## SET PROBLEM
Reproduce, character for character, the lines below from the first through the one with "plt.rcParams['hatch.linewidth'] = 1.5". Leave pictures out.

## DATA SEGMENT
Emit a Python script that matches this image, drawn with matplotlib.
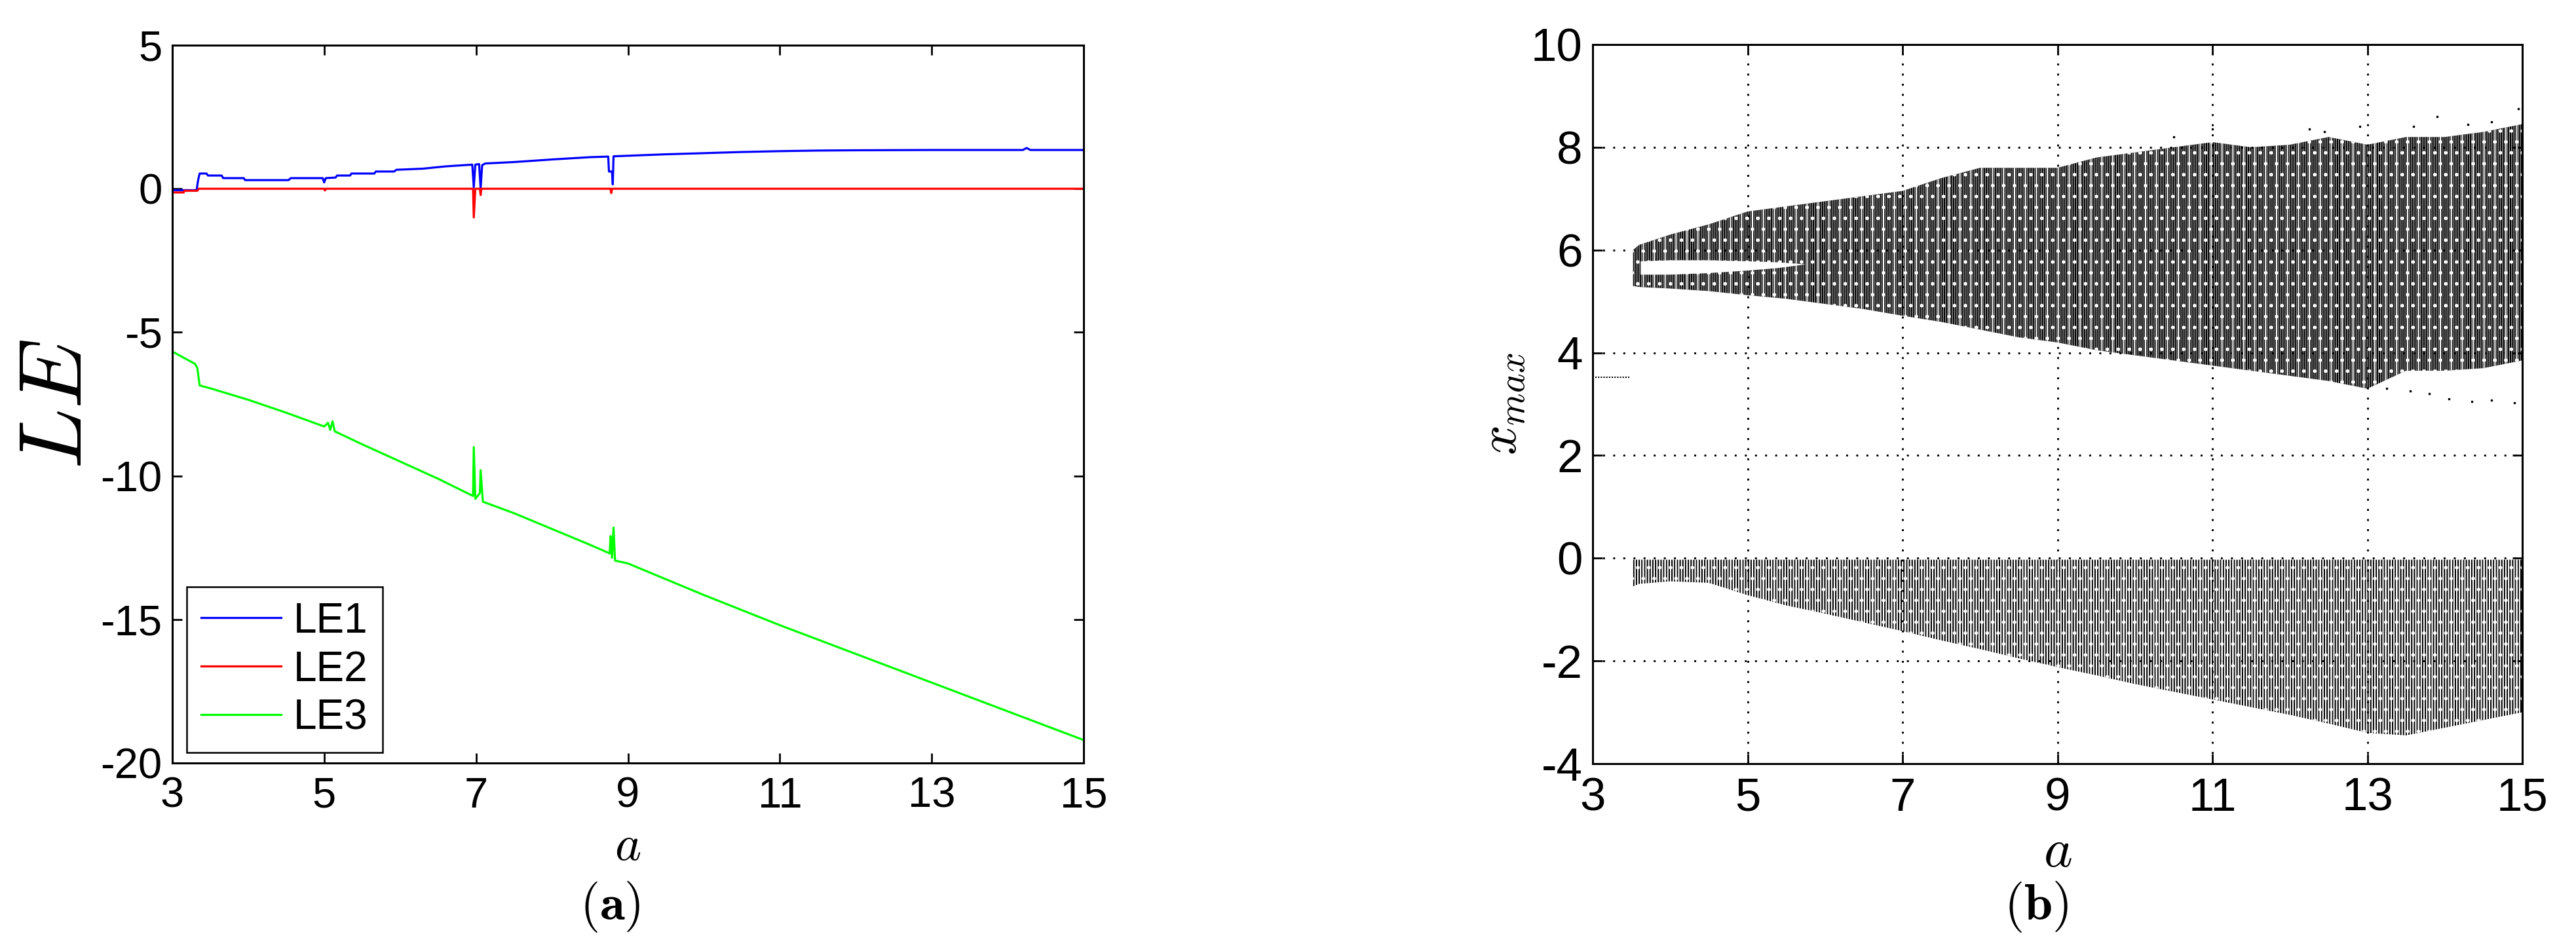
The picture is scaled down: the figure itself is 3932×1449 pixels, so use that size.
import numpy as np
import matplotlib
matplotlib.use('Agg')
import matplotlib.pyplot as plt

plt.rcParams['font.family'] = ['Liberation Sans', 'DejaVu Sans']
plt.rcParams['mathtext.fontset'] = 'cm'
plt.rcParams['axes.unicode_minus'] = False
plt.rcParams['hatch.linewidth'] = 1.5

# ---- panel (a): Lyapunov exponents vs a ----
a_le1 = [3.00, 3.32, 3.34, 3.36, 3.45, 3.47, 3.65, 3.67, 3.94, 3.96, 4.53, 4.56, 4.98, 5.00,
         5.02, 5.15, 5.17, 5.34, 5.36, 5.66, 5.68, 5.92, 5.95, 6.30, 6.60, 6.95, 6.97, 6.99,
         7.04, 7.06, 7.08, 7.12, 7.50, 8.00, 8.50, 8.74, 8.75, 8.79, 8.80, 8.81, 9.00, 9.50,
         10.0, 10.5, 11.0, 11.5, 12.0, 13.0, 14.2, 14.25, 14.3, 15.0]
le1 = [-0.05, -0.05, 0.30, 0.53, 0.53, 0.46, 0.46, 0.37, 0.37, 0.30, 0.30, 0.37, 0.37, 0.22,
       0.37, 0.39, 0.46, 0.46, 0.53, 0.53, 0.60, 0.60, 0.66, 0.70, 0.78, 0.84, 0.05, 0.84,
       0.86, 0.00, 0.82, 0.88, 0.93, 1.02, 1.10, 1.12, 0.60, 0.60, 0.15, 1.13, 1.15, 1.20,
       1.24, 1.28, 1.31, 1.33, 1.34, 1.35, 1.35, 1.42, 1.35, 1.35]

a_le2 = [3.00, 3.15, 3.16, 3.33, 3.35, 5.00, 5.01, 5.02, 6.96, 6.97, 6.99, 7.05, 7.06, 7.07,
         8.77, 8.78, 8.79, 15.0]
le2 = [-0.13, -0.13, -0.07, -0.07, 0.0, 0.0, -0.06, 0.0, 0.0, -1.0, 0.0, 0.0, -0.22, 0.0,
       0.0, -0.15, 0.0, 0.0]

a_le3 = [3.00, 3.30, 3.33, 3.36, 3.50, 4.00, 4.50, 5.00, 5.05, 5.08, 5.11, 5.14, 5.50, 6.00,
         6.50, 6.96, 6.97, 6.99, 7.05, 7.06, 7.09, 7.50, 8.00, 8.50, 8.76, 8.77, 8.79, 8.81,
         8.83, 9.00, 10.0, 11.0, 12.0, 13.0, 14.0, 15.0]
le3 = [-5.67, -6.10, -6.25, -6.85, -6.95, -7.35, -7.80, -8.28, -8.15, -8.40, -8.10, -8.45,
       -8.90, -9.50, -10.10, -10.70, -9.00, -10.80, -10.60, -9.80, -10.90, -11.30, -11.85,
       -12.40, -12.70, -12.10, -12.85, -11.80, -12.95, -13.05, -14.15, -15.20, -16.20,
       -17.20, -18.20, -19.20]

# ---- panel (b): bifurcation diagram envelopes ----
a_band = [3.52, 3.60, 4.0, 4.5, 5.0, 5.5, 6.0, 6.5, 7.0, 7.5, 8.0, 8.5, 9.0, 9.5, 10.0,
          10.5, 11.0, 11.5, 12.0, 12.5, 13.0, 13.5, 14.0, 14.5, 15.0]
up_hi = [6.0, 6.1, 6.3, 6.5, 6.75, 6.85, 6.95, 7.05, 7.15, 7.4, 7.6, 7.6, 7.6, 7.8, 7.9,
         8.0, 8.1, 8.0, 8.05, 8.2, 8.05, 8.2, 8.2, 8.3, 8.45]
up_lo = [5.3, 5.28, 5.25, 5.2, 5.12, 5.05, 4.95, 4.85, 4.72, 4.6, 4.45, 4.3, 4.2, 4.05, 3.95,
         3.85, 3.75, 3.65, 3.55, 3.45, 3.3, 3.65, 3.65, 3.7, 3.85]
low_hi = [-0.03] * 25
low_lo = [-0.55, -0.5, -0.45, -0.48, -0.72, -0.92, -1.08, -1.25, -1.42, -1.6, -1.77, -1.95,
          -2.12, -2.28, -2.45, -2.6, -2.75, -2.9, -3.05, -3.22, -3.4, -3.45, -3.3, -3.15, -3.0]

eye_a = [3.62, 4.0, 4.5, 5.0, 5.4, 5.75]
eye_lo = [5.52, 5.52, 5.55, 5.6, 5.65, 5.72]
eye_hi = [5.78, 5.8, 5.8, 5.78, 5.76, 5.72]

period1_a = [3.03, 3.48]
period1_x = [3.52, 3.52]

stray_a = [10.5, 11.0, 12.25, 12.45, 12.9, 13.6, 13.9, 14.3, 14.6, 14.95,
           13.25, 13.55, 13.8, 14.05, 14.35, 14.6, 14.9]
stray_x = [8.2, 8.35, 8.35, 8.3, 8.4, 8.4, 8.6, 8.45, 8.5, 8.75,
           3.3, 3.25, 3.2, 3.1, 3.05, 3.08, 3.02]

W, H = 3932, 1449
fig = plt.figure(figsize=(W / 100, H / 100), dpi=100)

ax1 = fig.add_axes([263 / W, 1 - 1165 / H, 1391 / W, 1096 / H])
ax2 = fig.add_axes([2431 / W, 1 - 1166 / H, 1419 / W, 1098 / H])

ax1.plot(a_le1, le1, color=(0, 0, 1), lw=2.3, label='LE1')
ax1.plot(a_le2, le2, color=(1, 0, 0), lw=2.3, label='LE2')
ax1.plot(a_le3, le3, color=(0, 1, 0), lw=2.3, label='LE3')
ax1.set_xlim(3, 15)
ax1.set_ylim(-20, 5)
ax1.set_xticks(np.arange(3, 16, 2))
ax1.set_yticks(np.arange(-20, 6, 5))
ax1.tick_params(direction='in', top=True, right=True, length=11, width=2,
                labelsize=47)
ax1.tick_params(axis='x', pad=15)
ax1.tick_params(axis='y', pad=11)
ax1.set_xlabel(r'$a$', fontsize=55)
ax1.xaxis.set_label_coords(0.5, -0.085)
ax1.set_ylabel(r'$LE$', fontsize=98)
ax1.yaxis.set_label_coords(-0.08, 0.5)
leg = ax1.legend(loc='lower left', bbox_to_anchor=(0.0158, 0.0146), borderaxespad=0,
                 fontsize=46, handlelength=1.9, handletextpad=0.3, borderpad=0.35,
                 labelspacing=0.22, fancybox=False, framealpha=1, edgecolor='k')
leg.get_frame().set_linewidth(1.8)

# panel (b): dense bands drawn as hatched regions, broken up with white dots and gaps
ax2.grid(True, color='k', linestyle=(0, (1, 4.3)), linewidth=2.1)
ax2.set_axisbelow(True)
bands = [
    (a_band, up_lo, up_hi, '||||||', '.'),
    (a_band, low_lo, low_hi, '||||', '.'),
]
for xs, lo, hi, dark, speck in bands:
    ax2.fill_between(xs, lo, hi, facecolor='none', edgecolor='k', linewidth=0, hatch=dark)
    ax2.fill_between(xs, lo, hi, facecolor='none', edgecolor='w', linewidth=0, hatch=speck)
    ax2.fill_between(xs, lo, hi, facecolor='none', edgecolor='w', linewidth=0, hatch='|')
ax2.fill_between(eye_a, eye_lo, eye_hi, facecolor='w', edgecolor='none', linewidth=0)
ax2.plot(period1_a, period1_x, color='k', lw=1.5, linestyle=(0, (1, 1)))
ax2.plot(stray_a, stray_x, linestyle='none', marker='s', ms=1.6, color='k')
ax2.set_xlim(3, 15)
ax2.set_ylim(-4, 10)
ax2.set_xticks(np.arange(3, 16, 2))
ax2.set_yticks(np.arange(-4, 11, 2))
ax2.tick_params(direction='in', top=True, right=True, length=11, width=2,
                labelsize=51)
ax2.tick_params(axis='x', pad=15)
ax2.tick_params(axis='y', pad=11)
ax2.set_xlabel(r'$a$', fontsize=60)
ax2.xaxis.set_label_coords(0.5, -0.087)
ax2.set_ylabel(r'$x_{max}$', fontsize=58)
ax2.yaxis.set_label_coords(-0.07, 0.5)

for ax in (ax1, ax2):
    for sp in ax.spines.values():
        sp.set_linewidth(2.2)

fig.text(931 / W, 1 - 1385 / H, r'$(\mathbf{a})$', ha='center', va='center', fontsize=56)
fig.text(3108 / W, 1 - 1385 / H, r'$(\mathbf{b})$', ha='center', va='center', fontsize=56)

fig.savefig('out.png', dpi=100)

## RESULT FOR THIS EXERCISE
Emit a Python script that matches this image, drawn with matplotlib.
The picture is scaled down: the figure itself is 3932×1449 pixels, so use that size.
import numpy as np
import matplotlib
matplotlib.use('Agg')
import matplotlib.pyplot as plt

plt.rcParams['font.family'] = ['Liberation Sans', 'DejaVu Sans']
plt.rcParams['mathtext.fontset'] = 'cm'
plt.rcParams['axes.unicode_minus'] = False
plt.rcParams['hatch.linewidth'] = 1.5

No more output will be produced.